The Open Home Arms Race Has Turned Into Theatre, And I’m Buying a Ticket

By Mad Team on February 19, 2026

I went to an open home in Grey Lynn last month and was handed a tiny ceramic dish with a single perfectly imperfect nectarine in it. Not to eat. To hold. The agent said it was about “experiencing the weight of summer in the kitchen”. Reader, I nearly applauded. Somewhere along the way, the humble open home stopped being a nosy wander through someone else’s bathroom cabinet and became full-blown immersive theatre.

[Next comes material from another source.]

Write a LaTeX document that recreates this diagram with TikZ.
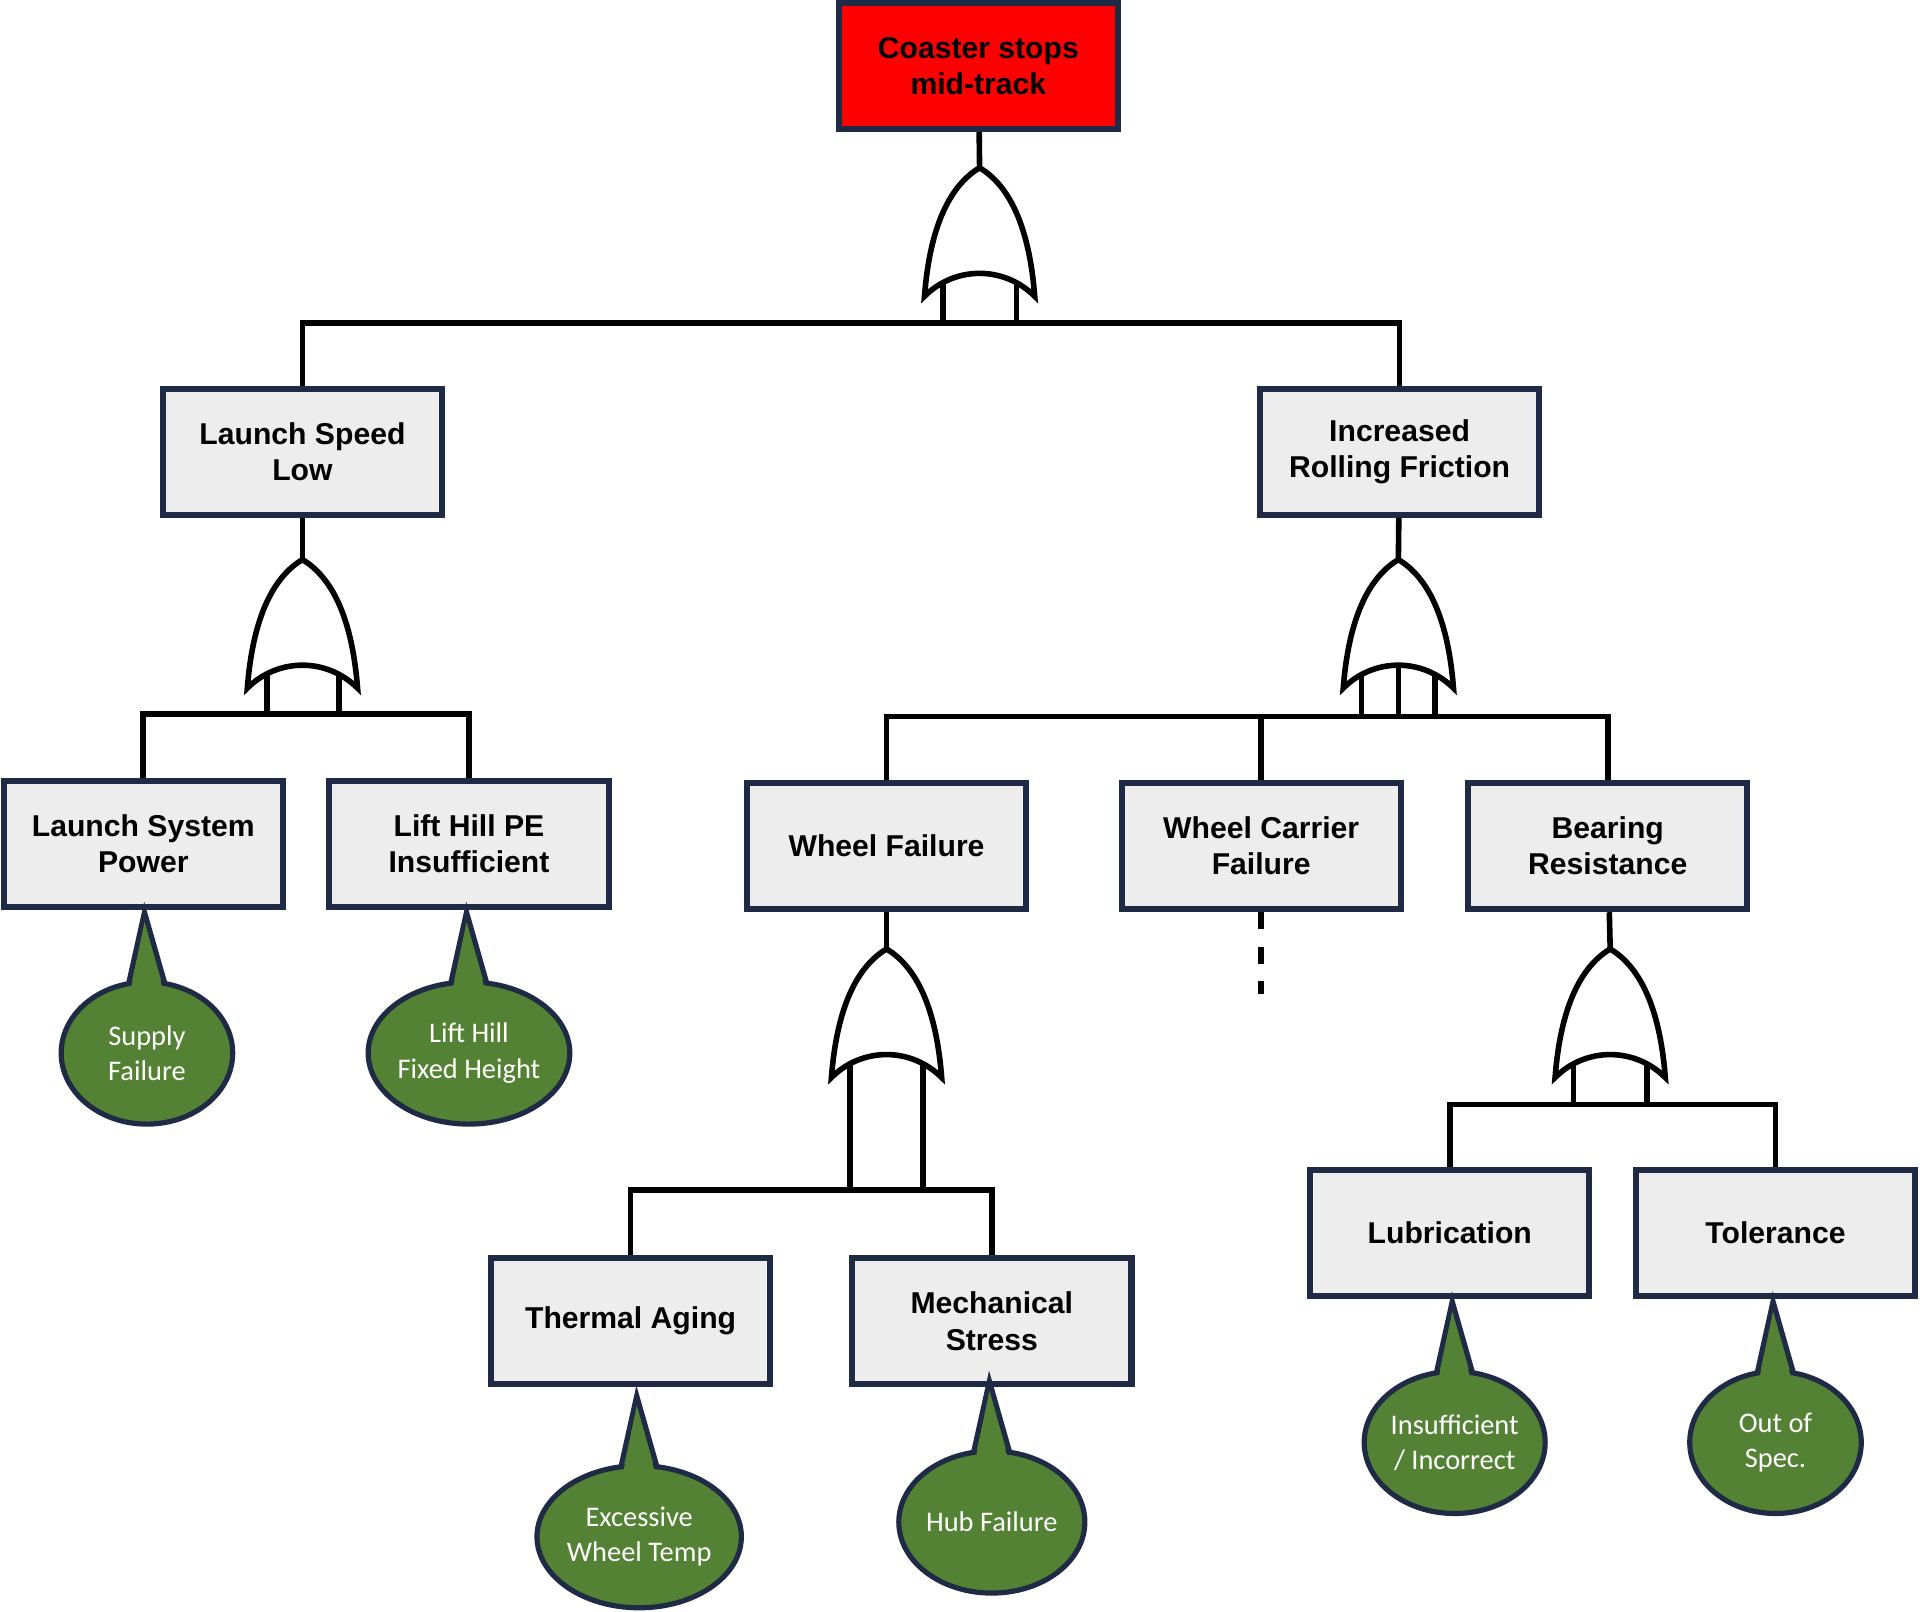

This is not about scented candles and folded towels. That’s amateur hour. I’m talking about the rise of the narrative walkthrough. One Ponsonby bungalow recently rebranded itself as “The Long Lunch House”. Viewings started at 11am sharp with a table already set, linen slightly rumpled, olives sweating gently in small bowls. A local ceramicist had made bespoke plates just for the campaign. No logos. No brochures shoved in your hand. Just a subtle suggestion that if you bought this place, your Sundays would be better than everyone else’s. It was less property marketing, more lifestyle audition.

What fascinates me is the precision. The fruit is never random. The music is never accidental. The children’s rooms are staged not as generic kid zones but as specific future memoir chapters. One had a half-finished papier-mâché volcano with a handwritten “Due Monday” note. Another featured muddy rugby boots placed with forensic care by the back door. These are not props. They are emotional breadcrumbs. Agencies like Hearth & Vale and Bramble Projects have clearly decided that square metreage is boring, but a believable fantasy is priceless.

Is it ridiculous? Slightly. Is it effective? Completely. In a market that has cooled and heated and cooled again, attention is the rare commodity. The best agents have realised they are not selling walls, they are casting buyers in a role. You are not purchasing a villa. You are stepping into a script where dinner parties go well and the light always hits the bench just right at 6pm. In 2026, the smartest property marketing in New Zealand is not louder. It is more specific. And if that means I have to cradle a nectarine to understand my future, pass it over.